L’intrigue passe au second plan dans l’esprit du lecteur captivé par l’expérience visuelle, quasiment hypnotique. Pour autant, la première femme découvre qu’elle a quelque chose à dire à son compagnon, et la seconde se retrouve coupée de tout contact et se parle à elle-même. L’une et l’autre font l’expérience de cette coupure du monde normal, dans cet endroit dont la seule fonction est de passer d’un avion à un autre, et d’attendre. La narration visuelle donne à voir la déréalisation que les lieux provoquent en ces deux êtres humains, l’impersonnalité et l’impermanence, deux forces destructurantes annihilant l’intime et la continuité. Dans un premier temps, il semble au lecteur que le seul point commun entre les deux parties soient les lieux.
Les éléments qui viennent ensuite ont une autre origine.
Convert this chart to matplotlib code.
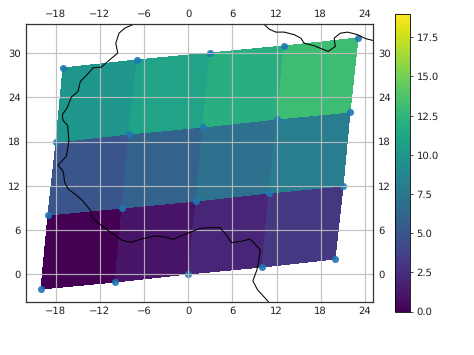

Après coup, il compare ce qui s’est opéré en chacune des deux femmes. La première a appris une information très personnelle dans ces lieux impersonnels, ce qui a changé sa vie de manière significative. La seconde est arrivée en état d’agitation irrépressible et l’étrangeté irréelle de l’aéroport en période nocturne a eu un effet inattendu sur elle. L’une et l’autre se sont adaptées chacune à leur manière à ce lieu de passage, leur propre situation les amenant à un comportement différent.


Une bande dessinée singulière. Par son intrigue très simple et très linéaire, scindée en deux parties dont le seul point commun est l’aéroport et le fait qu’il s’agisse de deux femmes. Par sa narration visuelle : des effets impressionnistes et expressionnistes, des éléments abstraits, des structures conceptuelles, vingt-et-une pages silencieuses, des pictogrammes, autant de composants qui participent à la fois à la déréalisation et à une expérience sensorielle extraordinaire. Un voyage singulier.